Nick Candy was a successful attorney in Connecticut who married, raised two daughters (one journalist and one hand surgeon), divorced, remarried and died in his early 70s of a metastasized bowel cancer. After his death his daughters found a number of files on his desktop in a folder labelled self-criticism. They give some insight into Candy himself, and perhaps, into the question of the difference between what a man is to himself and what he is to those who know him.

I try too hard to please people. I should be me first, then see if people like that. Hard!

I say I want to know myself, but do I? Anytime I pretend to be trying to understand myself I always rush through the issue quickly.

I am addicted to sugar. When I try to get off sugar I know deep down that I am looking forward to relapsing.

I need to be more self-critical. Not just because it is expected of me, because it is a good thing.

I tried to make a list of lies I tell myself. “I try as hard as I can to be a good father.” “I truly care about my job.” “I really want to watch less t.v.” I couldn’t stop. I realized something. All I tell to myself, to my co-workers, to my loved ones are lies. I don’t even remember what it feels like to tell the truth anymore.

I am simultaneously too self-obssessed and not self-obssessed enough. I think about myself a lot or I tell myself I do. But how do I know what I’m thinking about is the real me. I think it isn’t. I think the me I’m obsessed with is a fake to trick me while the real me sneaks out the door.

I love to look at puddles.

I have the best eyes of anybody at my job.
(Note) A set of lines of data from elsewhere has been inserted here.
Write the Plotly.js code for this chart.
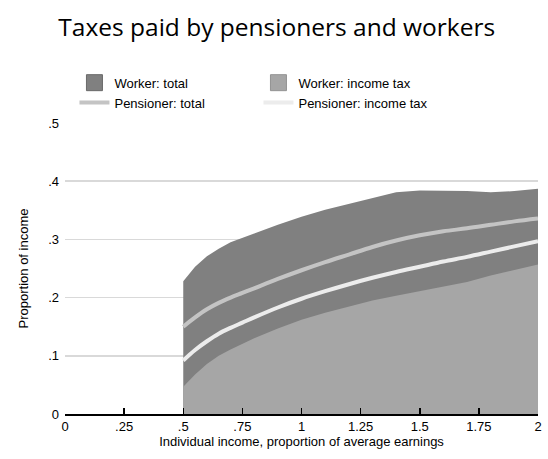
<!DOCTYPE html>
<html>
<head>
<meta charset="utf-8">
<script src="https://cdn.plot.ly/plotly-3.0.1.min.js"></script>
<style>html,body{margin:0;padding:0;background:#fff;}#chart{width:548px;height:459px;}</style>
</head>
<body>
<div id="chart"></div>
<script>
const income = [0.5, 0.55, 0.6, 0.65, 0.7, 0.75, 0.8, 0.9, 1.0, 1.1, 1.2, 1.3, 1.4, 1.5, 1.6, 1.7, 1.8, 1.9, 2.0];
const workerTotal = [0.228, 0.253, 0.271, 0.284, 0.295, 0.303, 0.310, 0.325, 0.339, 0.351, 0.361, 0.370, 0.381, 0.384, 0.384, 0.383, 0.381, 0.383, 0.387];
const workerIncomeTax = [0.047, 0.068, 0.086, 0.100, 0.111, 0.121, 0.130, 0.147, 0.162, 0.174, 0.185, 0.195, 0.203, 0.211, 0.219, 0.227, 0.238, 0.248, 0.257];
const pensionerTotal = [0.150, 0.166, 0.180, 0.191, 0.200, 0.208, 0.216, 0.232, 0.247, 0.261, 0.274, 0.287, 0.298, 0.307, 0.314, 0.319, 0.325, 0.331, 0.336];
const pensionerIncomeTax = [0.092, 0.110, 0.125, 0.138, 0.148, 0.157, 0.166, 0.183, 0.198, 0.211, 0.223, 0.234, 0.244, 0.253, 0.262, 0.270, 0.279, 0.288, 0.297];
const xTickVals = [0, 0.25, 0.5, 0.75, 1, 1.25, 1.5, 1.75, 2];
const xTickText = ['0', '.25', '.5', '.75', '1', '1.25', '1.5', '1.75', '2'];
const yTickVals = [0, 0.1, 0.2, 0.3, 0.4, 0.5];
const yTickText = ['0', '.1', '.2', '.3', '.4', '.5'];
const seriesNames = ['Worker: total', 'Worker: income tax', 'Pensioner: total', 'Pensioner: income tax'];
const seriesColors = ['#808080', '#a6a6a6', '#c4c4c4', '#ececec'];

const axisFont = {family: 'Liberation Sans, Arial, sans-serif', size: 13, color: '#000'};

const traces = [
  {x: income, y: workerTotal, name: seriesNames[0], type: 'scatter', mode: 'lines', showlegend: false,
   fill: 'tozeroy', fillcolor: seriesColors[0], line: {width: 0, color: seriesColors[0]}, hoverinfo: 'skip'},
  {x: income, y: workerIncomeTax, name: seriesNames[1], type: 'scatter', mode: 'lines', showlegend: false,
   fill: 'tozeroy', fillcolor: seriesColors[1], line: {width: 0, color: seriesColors[1]}, hoverinfo: 'skip'},
  {x: [null], y: [null], name: seriesNames[0], type: 'scatter', mode: 'markers', legendrank: 1,
   marker: {symbol: 'square', size: 16, color: seriesColors[0], line: {width: 1, color: '#6a6a6a'}}},
  {x: [null], y: [null], name: seriesNames[1], type: 'scatter', mode: 'markers', legendrank: 2,
   marker: {symbol: 'square', size: 16, color: seriesColors[1], line: {width: 1, color: '#939393'}}},
  {x: income, y: pensionerTotal, name: seriesNames[2], type: 'scatter', mode: 'lines', legendrank: 3,
   line: {width: 4, color: seriesColors[2], shape: 'spline'}},
  {x: income, y: pensionerIncomeTax, name: seriesNames[3], type: 'scatter', mode: 'lines', legendrank: 4,
   line: {width: 4, color: seriesColors[3], shape: 'spline'}}
];

const layout = {
  width: 548, height: 459,
  margin: {l: 65, r: 10, t: 123, b: 45},
  paper_bgcolor: '#fff', plot_bgcolor: '#fff',
  title: {text: 'Taxes paid by pensioners and workers', x: 0.505, xanchor: 'center', y: 0.94, yanchor: 'middle',
          font: {family: 'Open Sans, sans-serif', size: 24.5, color: '#000'}},
  showlegend: true,
  legend: {orientation: 'h', x: 0.02, xanchor: 'left', y: 1.19, yanchor: 'top',
           entrywidth: 139, entrywidthmode: 'pixels', traceorder: 'normal',
           font: {family: 'Liberation Sans, Arial, sans-serif', size: 13, color: '#000'},
           bgcolor: 'rgba(0,0,0,0)'},
  xaxis: {range: [0, 2], tickvals: xTickVals, ticktext: xTickText, ticks: 'inside', ticklen: 6,
          tickcolor: '#000', tickwidth: 1.5, showline: true, linecolor: '#000', linewidth: 1.5,
          showgrid: false, zeroline: false, tickfont: axisFont,
          title: {text: 'Individual income, proportion of average earnings', font: axisFont, standoff: 2}},
  yaxis: {range: [0, 0.5], tickvals: yTickVals, ticktext: yTickText, ticks: '', showline: false,
          showgrid: true, gridcolor: '#d9d9d9', gridwidth: 1.5, zeroline: false, tickfont: axisFont,
          ticklabelstandoff: 5,
          title: {text: 'Proportion of income', font: axisFont, standoff: 16}}
};

Plotly.newPlot('chart', traces, layout, {displayModeBar: false, staticPlot: true});
</script>
</body>
</html>
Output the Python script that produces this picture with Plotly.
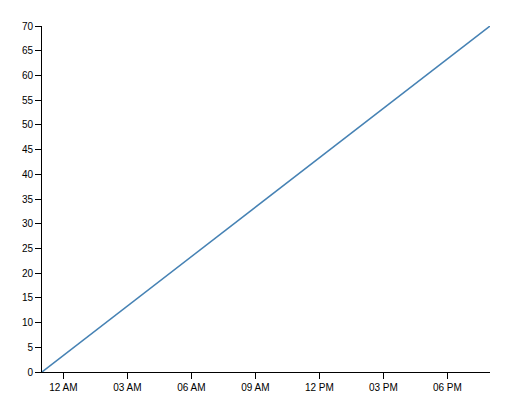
import plotly.graph_objects as go

# 数据：起点与终点
times = ["2020-01-01 23:00", "2020-01-02 20:00"]
values = [0, 70]
x_tickvals = ["2020-01-02 00:00", "2020-01-02 03:00", "2020-01-02 06:00", "2020-01-02 09:00",
              "2020-01-02 12:00", "2020-01-02 15:00", "2020-01-02 18:00"]
x_ticktext = ["12 AM", "03 AM", "06 AM", "09 AM", "12 PM", "03 PM", "06 PM"]

fig = go.Figure(go.Scatter(x=times, y=values, mode="lines",
                           line=dict(color="steelblue", width=1.5)))

axis_style = dict(showgrid=False, zeroline=False, showline=True, linecolor="black",
                  linewidth=1, ticks="outside", ticklen=6, tickcolor="black",
                  tickfont=dict(family="Arial", size=10, color="black"))
fig.update_xaxes(range=[times[0], times[1]], tickvals=x_tickvals, ticktext=x_ticktext, **axis_style)
fig.update_yaxes(range=[0, 70], dtick=5, **axis_style)

fig.update_layout(width=519, height=420, plot_bgcolor="white", paper_bgcolor="white",
                  margin=dict(l=34, r=37, t=14, b=56), showlegend=False)

fig.write_html("out.html")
When I look in the mirror my eyes look like the eyes of a human being, while the eyes of the people I work with seem to me like those of brutal animals.

I am grateful for the feeling of water on my hands in the morning.

I wish my emotions were was good as the ones people have in movies.

Deep down I am in love with my bones.

I don’t know if what I feel is love.

When I was a little kid I used to imagine running away to the meadows of Zoth. It was a big mistake that I didn’t. I wonder if I still can.


8 thoughts on “The Self-Criticisms of Nick Candy

  1. Mikey says:

    That’s only half the story about sugar. Everyone’s addicted to sugar and everyone loves relapsing. But relapsing is only fun if you give up, so when he’s relapsing he’s also looking forward to giving up again. Neither sugar nor abstinence are any fun, but the flux of the two is pretty exciting.

      • Aww, that’s a little cruel, given it’s life and death (from this side, anyway – on your side it might just be a made up lawyer dude)!

        What’s to get? There’s gotta be something there! Surely! Life and death! 😮

      • Now now, I’ve already been given a life to scratch my head over all by myself by one random ‘author’. Do I need another life from another author who will just as much leave me by myself to scratch my head over it?

      • was he too hard on himself? were his self-criticisms what made his life worthwhile or were they the thing that kept him from living his life?

      • Depends if he left himself waiting on a redemption only someone else could give, yet left him (cruelly?) twisting in the wind?

        Otherwise it was the weaving of values that was essentially him. How can the thing that is you be the thing that stops you living?

        Unless you dodge and weave to avoid responsibility (freedom! (?)), but ultimately are entangled – which takes us back to redemption poised on anothers lips.